Adams' Knowledge of Financial Distress
The court considered Adams' knowledge of Quirin's financial struggles as critical to assessing his awareness of the fraudulent nature of the transaction. Adams was aware that Quirin was closing down his business and had previously lent him money to settle debts. This knowledge should have prompted Adams to recognize the potential implications of facilitating a transfer of such a large sum to Quirin's wife, particularly given the timing and the method of payment. The court reasoned that an experienced businessperson like Adams could not credibly claim ignorance about the financial realities surrounding the transaction. His failure to act on his suspicions, combined with his knowledge of Quirin's insolvency, suggested that he was complicit in an effort to obscure the true nature of the payment from creditors.
Conclusion and New Trial
Ultimately, the court concluded that the jury's initial verdict in favor of Adams was manifestly wrong and warranted a new trial. The evidence presented by the plaintiff was deemed sufficient to establish that the payments were made with fraudulent intent and that Adams had knowledge of this intent. The court found that the combination of circumstantial evidence and the burden of proof resting on Adams led to the conclusion that he failed to adequately justify the legitimacy of the transaction.
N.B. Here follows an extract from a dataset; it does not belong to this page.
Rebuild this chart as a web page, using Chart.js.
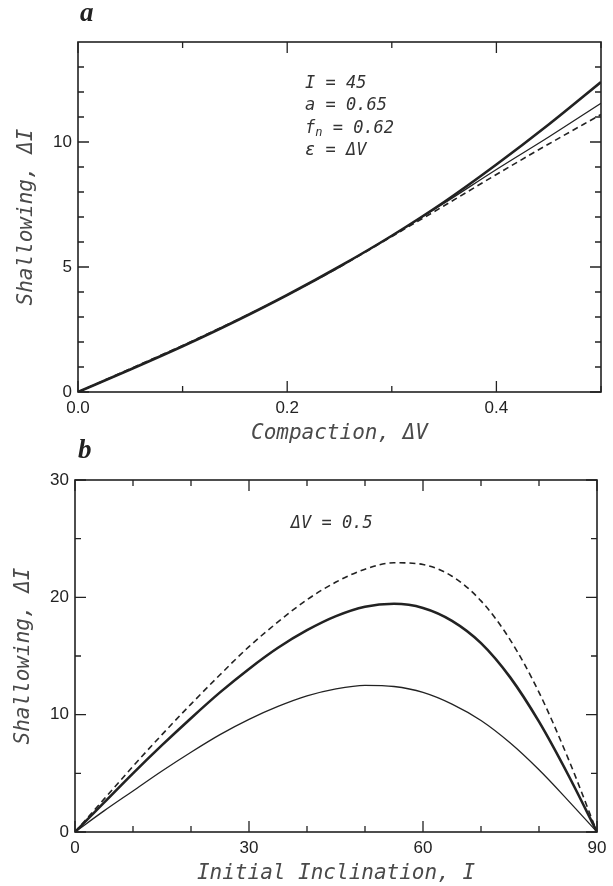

The court's decision underscored the importance of transparency in financial dealings, particularly in situations where creditors' rights may be affected. The ruling reinforced the principle that participants in potentially fraudulent transactions must be prepared to provide clear and convincing evidence of their good faith, especially when the transactions in question exhibit characteristics commonly associated with fraud.